307 views Asked by At

I have a small module that gets the lemma of a word and its plural form. It then searches through sentences looking for a sentence that contains both words (singular or plural) in either order. I have it working but i was wondering if there is a more elegant way to build this expression. Thanks! Note: Python2

words = ((cell,), (wolf,wolves))
string1 = "(?:"+"|".join(words[0])+")"
string2 = "(?:"+"|".join(words[1])+")"
pat = ".+".join((string1, string2)) +"|"+ ".+".join((string2, string1))
# Pat output: "(?:cell).+(?:wolf|wolves)|(?:wolf|wolves).+(?:cell)"

Then the search:

pat = re.compile(pat)
for sentence in sentences:
    if len(pat.findall(sentence)) != 0:
        print sentence+'\n'
2

There are 2 answers

4
behzad.nouri On

something like:

[ x for x in sentences if re.search( '\bcell\b', x ) and
        ( re.search( '\bwolf\b', x ) or re.search( '\bwolves\b', x ) )]
0
roippi On

The problem is that when you start adding multiple compound look-around expressions, your algorithmic complexity gets out of control.

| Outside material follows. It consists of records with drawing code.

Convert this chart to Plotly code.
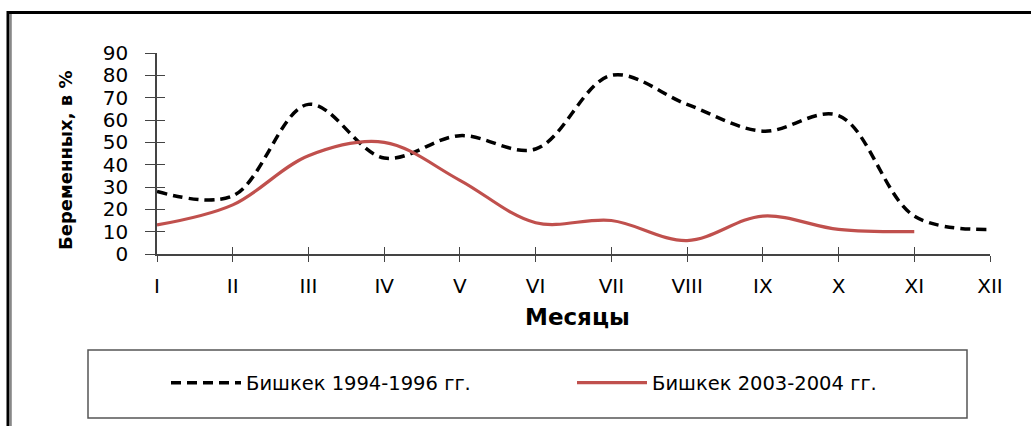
import plotly.graph_objects as go

months = ["I", "II", "III", "IV", "V", "VI", "VII", "VIII", "IX", "X", "XI", "XII"]
bishkek_1994_1996 = [28, 26, 67, 43, 53, 47, 80, 67, 55, 62, 17, 11]
bishkek_2003_2004 = [13, 22, 44, 50, 33, 14, 15, 6, 17, 11, 10]
y_ticks = [0, 10, 20, 30, 40, 50, 60, 70, 80, 90]

W, H = 1031, 426
L, R, T, B = 157, 990, 53, 254


def px(x):
    return (x - L) / (R - L)


def py(y):
    return (B - y) / (B - T)


FONT = "DejaVu Sans"
AX = "#444444"

fig = go.Figure()
fig.add_trace(go.Scatter(
    x=months, y=bishkek_1994_1996, mode="lines",
    name="Бишкек 1994-1996 гг.",
    line=dict(color="black", width=3.5, dash="10px,6px", shape="spline", smoothing=1),
    xaxis="x", yaxis="y",
))
fig.add_trace(go.Scatter(
    x=months[:len(bishkek_2003_2004)], y=bishkek_2003_2004, mode="lines",
    name="Бишкек 2003-2004 гг.",
    line=dict(color="#C0504D", width=3.2, shape="spline", smoothing=1),
    xaxis="x2", yaxis="y2",
))

common_x = dict(type="category", categoryorder="array", categoryarray=months,
                range=[0, 11], showgrid=False, zeroline=False, fixedrange=True)
common_y = dict(range=[0, 90], tickvals=y_ticks, showgrid=False, zeroline=False)

fig.update_layout(
    width=W, height=H,
    margin=dict(l=L, r=W - R, t=T, b=H - B, autoexpand=False),
    paper_bgcolor="white", plot_bgcolor="white",
    font=dict(family=FONT, color="black"),
    showlegend=True,
    xaxis=dict(**common_x, showline=True, linecolor=AX, linewidth=1.5,
               ticks="outside", ticklen=6, tickwidth=1.2, tickcolor=AX,
               tickfont=dict(family=FONT, size=20, color="black"),
               ticklabelstandoff=7),
    xaxis2=dict(**common_x, overlaying="x", showline=False, ticks="inside",
                ticklen=7, tickwidth=1.2, tickcolor=AX, showticklabels=False),
    yaxis=dict(**common_y, showline=True, linecolor=AX, linewidth=1.5,
               ticks="outside", ticklen=10, tickwidth=1.2, tickcolor=AX,
               tickfont=dict(family=FONT, size=20, color="black"),
               ticklabelstandoff=13),
    yaxis2=dict(**common_y, overlaying="y", showline=False, ticks="inside",
                ticklen=8, tickwidth=1.2, tickcolor=AX, showticklabels=False),
    legend=dict(orientation="h", x=px(166), y=py(383), xanchor="left", yanchor="middle",
                itemwidth=70, entrywidth=321, bgcolor="rgba(0,0,0,0)", borderwidth=0,
                font=dict(family=FONT, size=19.5, color="black"), tracegroupgap=0),
    annotations=[
        dict(text="<b>Беременных, в %</b>", xref="paper", yref="paper",
             x=px(65), y=py(160), textangle=-90, showarrow=False,
             font=dict(family=FONT, size=18, color="black"),
             xanchor="center", yanchor="middle"),
        dict(text="<b>Месяцы</b>", xref="paper", yref="paper",
             x=px(577), y=py(317), showarrow=False,
             font=dict(family=FONT, size=23, color="black"),
             xanchor="center", yanchor="middle"),
    ],
    shapes=[
        dict(type="line", xref="paper", yref="paper", x0=px(7), x1=px(1031), y0=py(12.5), y1=py(12.5),
             line=dict(color="black", width=3)),
        dict(type="line", xref="paper", yref="paper", x0=px(8), x1=px(8), y0=py(11), y1=py(426),
             line=dict(color="black", width=3)),
        dict(type="line", xref="paper", yref="paper", x0=px(10.8), x1=px(10.8), y0=py(14), y1=py(426),
             line=dict(color="#888888", width=2)),
        dict(type="rect", xref="paper", yref="paper", x0=px(88), x1=px(967), y0=py(418), y1=py(350),
             line=dict(color="#555555", width=1.5), fillcolor="rgba(0,0,0,0)"),
    ],
)

fig.write_html("out.html", config={"displayModeBar": False},
               post_script="document.body.style.margin='0px';document.body.style.overflow='hidden';")
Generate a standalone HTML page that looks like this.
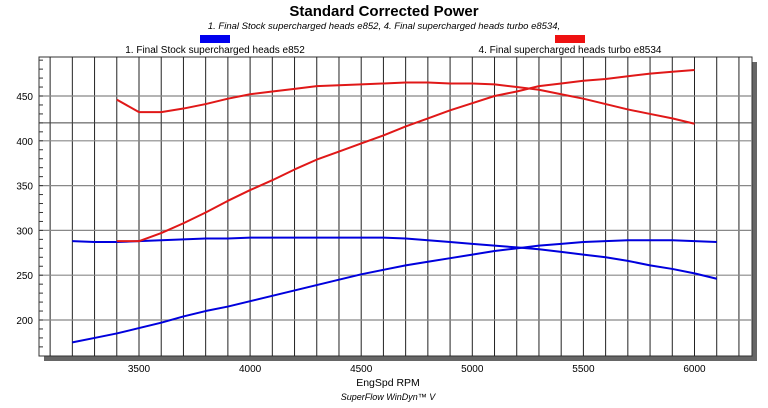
<!DOCTYPE html>
<html><head><meta charset="utf-8"><style>
body{margin:0;background:#fff;width:768px;height:403px;overflow:hidden;font-family:"Liberation Sans",Arial,sans-serif}
</style></head><body>
<svg id="chart" width="768" height="403" xmlns="http://www.w3.org/2000/svg" font-family="Liberation Sans, Arial, sans-serif">
<text x="384" y="16" text-anchor="middle" font-size="15" font-weight="bold">Standard Corrected Power</text>
<text x="384" y="29" text-anchor="middle" font-size="9.5" font-style="italic">1. Final Stock supercharged heads e852, 4. Final supercharged heads turbo e8534,</text>
<rect x="200" y="35" width="30" height="8" fill="#0000ee"/>
<text x="215" y="53" text-anchor="middle" font-size="10">1. Final Stock supercharged heads e852</text>
<rect x="555" y="35" width="30" height="8" fill="#ee1111"/>
<text x="570" y="53" text-anchor="middle" font-size="10">4. Final supercharged heads turbo e8534</text>
<rect x="44" y="62" width="713" height="299" fill="#666"/>
<rect x="39" y="57" width="713" height="299" fill="#fff" stroke="#333" stroke-width="1"/>
<g id="grid"></g><g id="series"></g><g id="axes"></g>
<text x="388" y="386" text-anchor="middle" font-size="10.5">EngSpd RPM</text>
<text x="388" y="400" text-anchor="middle" font-size="9" font-style="italic">SuperFlow WinDyn™ V</text>
</svg>
<script>
const rpm=[3200,3300,3400,3500,3600,3700,3800,3900,4000,4100,4200,4300,4400,4500,4600,4700,4800,4900,5000,5100,5200,5300,5400,5500,5600,5700,5800,5900,6000,6100];
const stockFlat=[288,287,287,288,289,290,291,291,292,292,292,292,292,292,292,291,289,287,285,283,281,279,276,273,270,266,261,257,252,246];
const stockRise=[175,180,185,191,197,204,210,215,221,227,233,239,245,251,256,261,265,269,273,277,280,283,285,287,288,289,289,289,288,287];
const turboRpm=[3400,3500,3600,3700,3800,3900,4000,4100,4200,4300,4400,4500,4600,4700,4800,4900,5000,5100,5200,5300,5400,5500,5600,5700,5800,5900,6000];
const turboRise=[288,288,297,308,320,333,345,356,368,379,388,397,406,416,425,434,442,450,455,461,464,467,469,472,475,477,479];
const turboUpper=[446,432,432,436,441,447,452,455,458,461,462,463,464,465,465,464,464,463,460,457,452,447,441,435,430,425,419];
const xTicks=[3500,4000,4500,5000,5500,6000];
const yTicks=[200,250,300,350,400,450];
const NS='http://www.w3.org/2000/svg';
const X=v=>139+(v-3500)*0.2222;
const Y=v=>96+(450-v)*0.896;
function mk(p,t,a){const e=document.createElementNS(NS,t);for(const k in a)e.setAttribute(k,a[k]);p.appendChild(e);return e;}
const grid=document.getElementById('grid'),axes=document.getElementById('axes'),ser=document.getElementById('series');
for(let r=3100;r<=6200;r+=100){const l=mk(grid,'line',{x1:X(r),x2:X(r),y1:57,y2:356,stroke:'#222','stroke-width':1});

}
for(const v of yTicks){const l=mk(grid,'line',{x1:39,x2:752,y1:Y(v),y2:Y(v),stroke:'#888','stroke-width':1.2});


const t=mk(axes,'text',{x:33,y:Y(v)+4,'text-anchor':'end','font-size':10});t.textContent=v;

}
{const l=mk(grid,'line',{x1:39,x2:752,y1:Y(420),y2:Y(420),stroke:'#444','stroke-width':1});

}
for(let v=170;v<=490;v+=10){const l=mk(axes,'line',{x1:39,x2:43,y1:Y(v),y2:Y(v),stroke:'#333'});

}
for(const r of xTicks){const t=mk(axes,'text',{x:X(r),y:372,'text-anchor':'middle','font-size':10});t.textContent=r;

}
function line(xs,ys,c,name){const p=mk(ser,'polyline',{points:xs.map((x,i)=>X(x)+','+Y(ys[i])).join(' '),fill:'none',stroke:c,'stroke-width':2,'stroke-linejoin':'round'});

}
line(rpm,stockFlat,'#0000dd','series-stock-flat');
line(rpm,stockRise,'#0000dd','series-stock-rise');
line(turboRpm,turboRise,'#e01818','series-turbo-rise');
line(turboRpm,turboUpper,'#e01818','series-turbo-upper');
</script>
</body></html>
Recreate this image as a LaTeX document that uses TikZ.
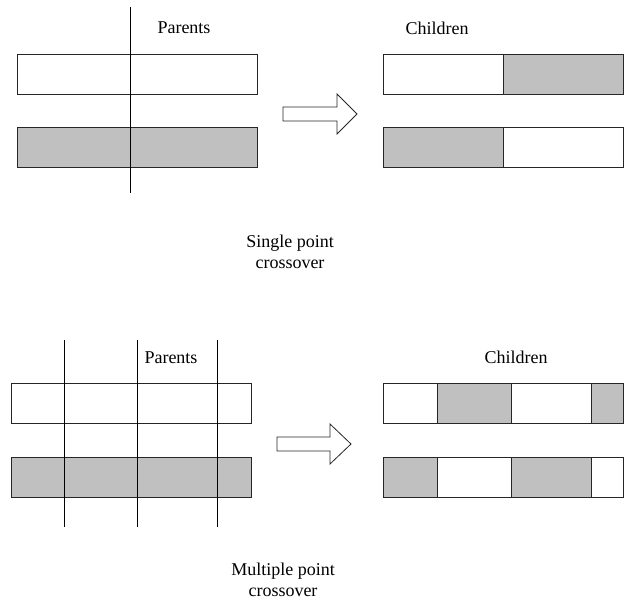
\documentclass[tikz,border=0pt]{standalone}
\usepackage{fontspec}
\setmainfont{Liberation Serif}
\begin{document}
\begin{tikzpicture}[x=1pt,y=-1pt,
  cell/.style={draw=black!85,line width=0.8pt,inner sep=0pt,outer sep=0pt,minimum height=40pt},
  wh/.style={cell,fill=white},
  cut/.style={draw=black,line width=0.8pt},
  bigarrow/.style={draw=black!85,line width=0.8pt,fill=white},
  lbl/.style={font=\fontsize{18}{21}\selectfont,align=center,inner sep=0pt}]
\useasboundingbox (0,0) rectangle (628,601);
\definecolor{cellgray}{HTML}{C0C0C0}
\tikzset{gr/.style={cell,fill=cellgray}}
% ---- single point ----
\node[wh,minimum width=240pt] (sp1) at (137,74) {};
\node[gr,minimum width=240pt] (sp2) at (137,147) {};
\coordinate (sct) at (130,7);
\coordinate (scb) at (130,193);
\draw[cut] (sct) -- (scb);
\node[lbl] (spar) at (184,28) {Parents};
\node[wh,minimum width=120pt] (sc1a) at (443,74) {};
\node[gr,minimum width=120pt] (sc1b) at (563,74) {};
\node[gr,minimum width=120pt] (sc2a) at (443,147) {};
\node[wh,minimum width=120pt] (sc2b) at (563,147) {};
\node[lbl] (schi) at (437,28) {Children};
\draw[bigarrow] (283,107) -- (337,107) -- (337,94) -- (357,114) -- (337,134) -- (337,121) -- (283,121) -- cycle;
\node[lbl] (stitle) at (290,252) {Single point\\crossover};
% ---- multiple point ----
\node[wh,minimum width=240pt] (mp1) at (131,403.5) {};
\node[gr,minimum width=240pt] (mp2) at (131,477) {};
\foreach \xx/\nm in {64/a,137/b,217/c}{
  \coordinate (mt\nm) at (\xx,340);
  \coordinate (mb\nm) at (\xx,527);
  \draw[cut] (mt\nm) -- (mb\nm);
}
\node[lbl] (mpar) at (171,358) {Parents};
% children row 1
\node[wh,minimum width=54pt] (m1a) at (410,403.5) {};
\node[gr,minimum width=74pt] (m1b) at (474,403.5) {};
\node[wh,minimum width=80pt] (m1c) at (551,403.5) {};
\node[gr,minimum width=32pt] (m1d) at (607,403.5) {};
% children row 2
\node[gr,minimum width=54pt] (m2a) at (410,477) {};
\node[wh,minimum width=74pt] (m2b) at (474,477) {};
\node[gr,minimum width=80pt] (m2c) at (551,477) {};
\node[wh,minimum width=32pt] (m2d) at (607,477) {};
\node[lbl] (mchi) at (516,357) {Children};
\draw[bigarrow] (277,437) -- (330,437) -- (330,424) -- (351,444) -- (330,464) -- (330,451) -- (277,451) -- cycle;
\node[lbl] (mtitle) at (283,580) {Multiple point\\crossover};
\end{tikzpicture}
\end{document}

This is going to be a fundamental problem with using regex to solve this problem.

An alternate approach is to try making one O(n) pass per sentence with a Counter and then querying against that:

#helper function
def count_lemma(counter,*args):
    return sum(counter[word] for word in args)

from collections import Counter
from string import punctuation

for sentence in sentences:
    c = Counter(x.rstrip(punctuation).lower() for x in sentence.split())
    if all(count_lemma(c,*word) for word in words):
        print sentence